THE REQUEST: Every record below should be transcribed exactly. Omit the images.

Items listed in a dataset
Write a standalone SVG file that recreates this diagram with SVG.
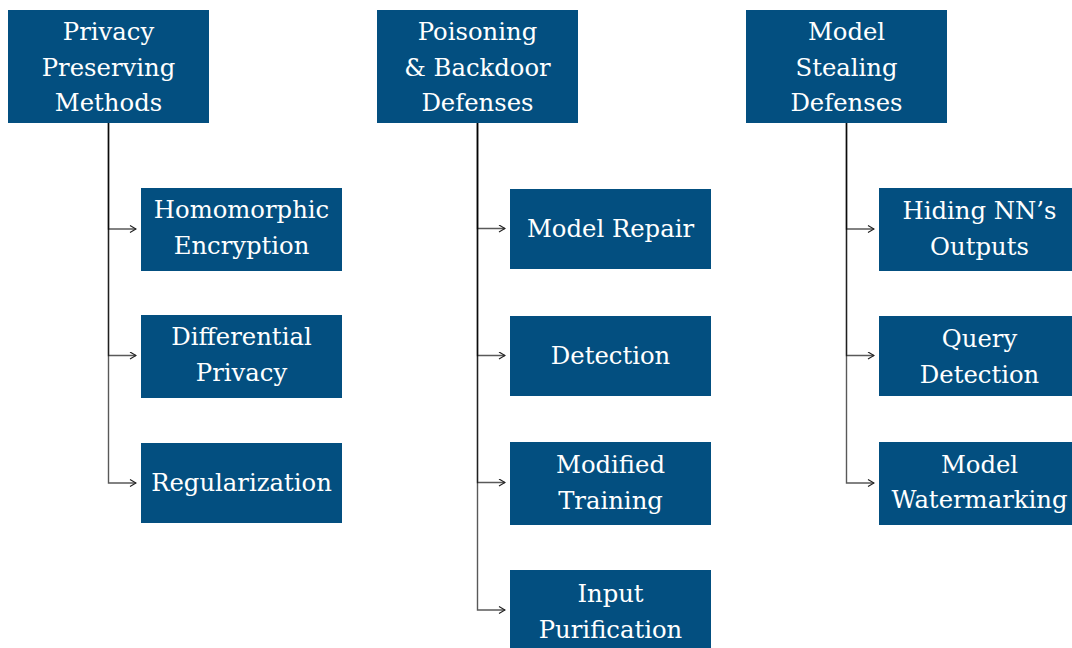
<svg xmlns="http://www.w3.org/2000/svg" width="1072" height="648" viewBox="0 0 1072 648">
<defs>
<style>
.box{fill:#034f80}
.t{fill:#fff;font-family:"DejaVu Serif","Liberation Serif",serif;font-size:24.3px;text-anchor:middle}
.c{fill:none;stroke:#000;stroke-opacity:0.65;stroke-width:1.4}
</style>
<marker id="ah" viewBox="0 0 8 8" refX="7" refY="4" markerWidth="8" markerHeight="8" markerUnits="userSpaceOnUse" orient="auto">
<path d="M1 0.5 L7 4 L1 7.5" fill="none" stroke="#222" stroke-width="1.2"/>
</marker>
</defs>
<rect width="1072" height="648" fill="#fff"/>
<g id="connectors">
<path class="c" d="M108.5 122 V229 H136" marker-end="url(#ah)"/>
<path class="c" d="M108.5 122 V355.5 H136" marker-end="url(#ah)"/>
<path class="c" d="M108.5 122 V483 H136" marker-end="url(#ah)"/>
<path class="c" d="M477.5 122 V228.5 H505" marker-end="url(#ah)"/>
<path class="c" d="M477.5 122 V355.5 H505" marker-end="url(#ah)"/>
<path class="c" d="M477.5 122 V482.5 H505" marker-end="url(#ah)"/>
<path class="c" d="M477.5 122 V610 H505" marker-end="url(#ah)"/>
<path class="c" d="M846.5 122 V229 H874" marker-end="url(#ah)"/>
<path class="c" d="M846.5 122 V355.5 H874" marker-end="url(#ah)"/>
<path class="c" d="M846.5 122 V483 H874" marker-end="url(#ah)"/>
</g>
<g id="privacy">
<rect class="box" x="8" y="10" width="201" height="113"/>
<text class="t" x="108.5" y="40">Privacy</text>
<text class="t" x="108.5" y="76">Preserving</text>
<text class="t" x="108.5" y="111">Methods</text>
</g>
<g id="homomorphic">
<rect class="box" x="141" y="188" width="201" height="83"/>
<text class="t" x="241.5" y="218">Homomorphic</text>
<text class="t" x="241.5" y="254">Encryption</text>
</g>
<g id="differential">
<rect class="box" x="141" y="315" width="201" height="83"/>
<text class="t" x="241.5" y="345">Differential</text>
<text class="t" x="241.5" y="381">Privacy</text>
</g>
<g id="regularization">
<rect class="box" x="141" y="443" width="201" height="80"/>
<text class="t" x="241.5" y="491">Regularization</text>
</g>
<g id="poisoning">
<rect class="box" x="377" y="10" width="201" height="113"/>
<text class="t" x="477.5" y="40">Poisoning</text>
<text class="t" x="477.5" y="76">&amp; Backdoor</text>
<text class="t" x="477.5" y="111">Defenses</text>
</g>
<g id="model-repair">
<rect class="box" x="510" y="189" width="201" height="80"/>
<text class="t" x="610.5" y="237">Model Repair</text>
</g>
<g id="detection">
<rect class="box" x="510" y="316" width="201" height="80"/>
<text class="t" x="610.5" y="364">Detection</text>
</g>
<g id="modified-training">
<rect class="box" x="510" y="442" width="201" height="83"/>
<text class="t" x="610.5" y="473">Modified</text>
<text class="t" x="610.5" y="509">Training</text>
</g>
<g id="input-purification">
<rect class="box" x="510" y="570" width="201" height="82"/>
<text class="t" x="610.5" y="602">Input</text>
<text class="t" x="610.5" y="638">Purification</text>
</g>
<g id="model-stealing">
<rect class="box" x="746" y="10" width="201" height="113"/>
<text class="t" x="846.5" y="40">Model</text>
<text class="t" x="846.5" y="76">Stealing</text>
<text class="t" x="846.5" y="111">Defenses</text>
</g>
<g id="hiding">
<rect class="box" x="879" y="188" width="201" height="83"/>
<text class="t" x="979.5" y="219">Hiding NN’s</text>
<text class="t" x="979.5" y="255">Outputs</text>
</g>
<g id="query-detection">
<rect class="box" x="879" y="316" width="201" height="80"/>
<text class="t" x="979.5" y="347">Query</text>
<text class="t" x="979.5" y="383">Detection</text>
</g>
<g id="watermarking">
<rect class="box" x="879" y="442" width="201" height="83"/>
<text class="t" x="979.5" y="473">Model</text>
<text class="t" x="979.5" y="508">Watermarking</text>
</g>
</svg>
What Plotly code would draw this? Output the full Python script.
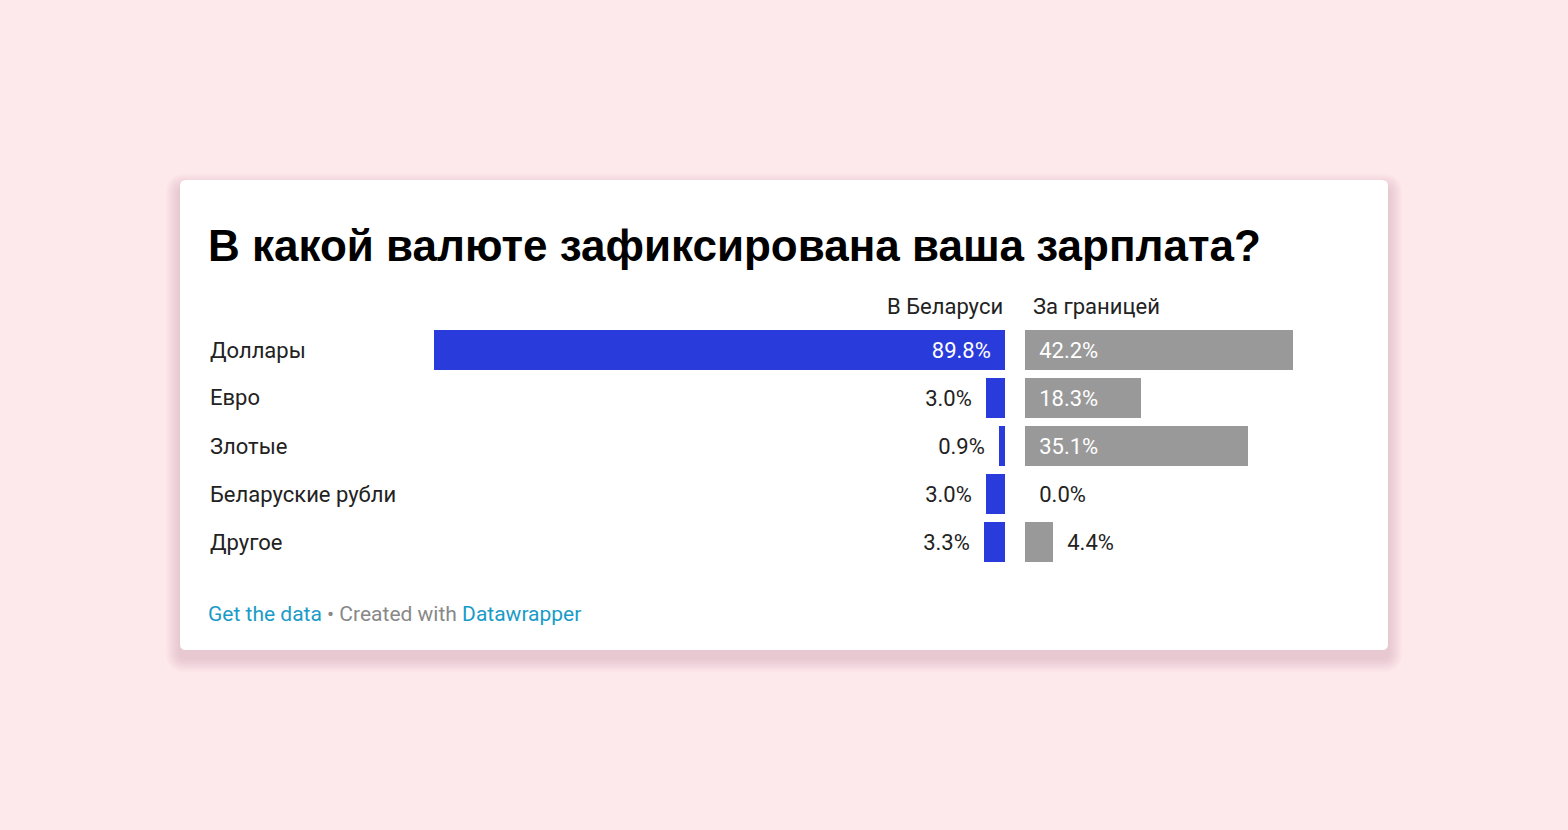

OUTPUT:
Write a standalone SVG file that recreates this diagram with SVG.
<svg xmlns="http://www.w3.org/2000/svg" width="1072" height="648" viewBox="0 0 1072 648">
<defs>
<style>
.box{fill:#034f80}
.t{fill:#fff;font-family:"DejaVu Serif","Liberation Serif",serif;font-size:24.3px;text-anchor:middle}
.c{fill:none;stroke:#000;stroke-opacity:0.65;stroke-width:1.4}
</style>
<marker id="ah" viewBox="0 0 8 8" refX="7" refY="4" markerWidth="8" markerHeight="8" markerUnits="userSpaceOnUse" orient="auto">
<path d="M1 0.5 L7 4 L1 7.5" fill="none" stroke="#222" stroke-width="1.2"/>
</marker>
</defs>
<rect width="1072" height="648" fill="#fff"/>
<g id="connectors">
<path class="c" d="M108.5 122 V229 H136" marker-end="url(#ah)"/>
<path class="c" d="M108.5 122 V355.5 H136" marker-end="url(#ah)"/>
<path class="c" d="M108.5 122 V483 H136" marker-end="url(#ah)"/>
<path class="c" d="M477.5 122 V228.5 H505" marker-end="url(#ah)"/>
<path class="c" d="M477.5 122 V355.5 H505" marker-end="url(#ah)"/>
<path class="c" d="M477.5 122 V482.5 H505" marker-end="url(#ah)"/>
<path class="c" d="M477.5 122 V610 H505" marker-end="url(#ah)"/>
<path class="c" d="M846.5 122 V229 H874" marker-end="url(#ah)"/>
<path class="c" d="M846.5 122 V355.5 H874" marker-end="url(#ah)"/>
<path class="c" d="M846.5 122 V483 H874" marker-end="url(#ah)"/>
</g>
<g id="privacy">
<rect class="box" x="8" y="10" width="201" height="113"/>
<text class="t" x="108.5" y="40">Privacy</text>
<text class="t" x="108.5" y="76">Preserving</text>
<text class="t" x="108.5" y="111">Methods</text>
</g>
<g id="homomorphic">
<rect class="box" x="141" y="188" width="201" height="83"/>
<text class="t" x="241.5" y="218">Homomorphic</text>
<text class="t" x="241.5" y="254">Encryption</text>
</g>
<g id="differential">
<rect class="box" x="141" y="315" width="201" height="83"/>
<text class="t" x="241.5" y="345">Differential</text>
<text class="t" x="241.5" y="381">Privacy</text>
</g>
<g id="regularization">
<rect class="box" x="141" y="443" width="201" height="80"/>
<text class="t" x="241.5" y="491">Regularization</text>
</g>
<g id="poisoning">
<rect class="box" x="377" y="10" width="201" height="113"/>
<text class="t" x="477.5" y="40">Poisoning</text>
<text class="t" x="477.5" y="76">&amp; Backdoor</text>
<text class="t" x="477.5" y="111">Defenses</text>
</g>
<g id="model-repair">
<rect class="box" x="510" y="189" width="201" height="80"/>
<text class="t" x="610.5" y="237">Model Repair</text>
</g>
<g id="detection">
<rect class="box" x="510" y="316" width="201" height="80"/>
<text class="t" x="610.5" y="364">Detection</text>
</g>
<g id="modified-training">
<rect class="box" x="510" y="442" width="201" height="83"/>
<text class="t" x="610.5" y="473">Modified</text>
<text class="t" x="610.5" y="509">Training</text>
</g>
<g id="input-purification">
<rect class="box" x="510" y="570" width="201" height="82"/>
<text class="t" x="610.5" y="602">Input</text>
<text class="t" x="610.5" y="638">Purification</text>
</g>
<g id="model-stealing">
<rect class="box" x="746" y="10" width="201" height="113"/>
<text class="t" x="846.5" y="40">Model</text>
<text class="t" x="846.5" y="76">Stealing</text>
<text class="t" x="846.5" y="111">Defenses</text>
</g>
<g id="hiding">
<rect class="box" x="879" y="188" width="201" height="83"/>
<text class="t" x="979.5" y="219">Hiding NN’s</text>
<text class="t" x="979.5" y="255">Outputs</text>
</g>
<g id="query-detection">
<rect class="box" x="879" y="316" width="201" height="80"/>
<text class="t" x="979.5" y="347">Query</text>
<text class="t" x="979.5" y="383">Detection</text>
</g>
<g id="watermarking">
<rect class="box" x="879" y="442" width="201" height="83"/>
<text class="t" x="979.5" y="473">Model</text>
<text class="t" x="979.5" y="508">Watermarking</text>
</g>
</svg>
What Plotly code would draw this? Output the full Python script.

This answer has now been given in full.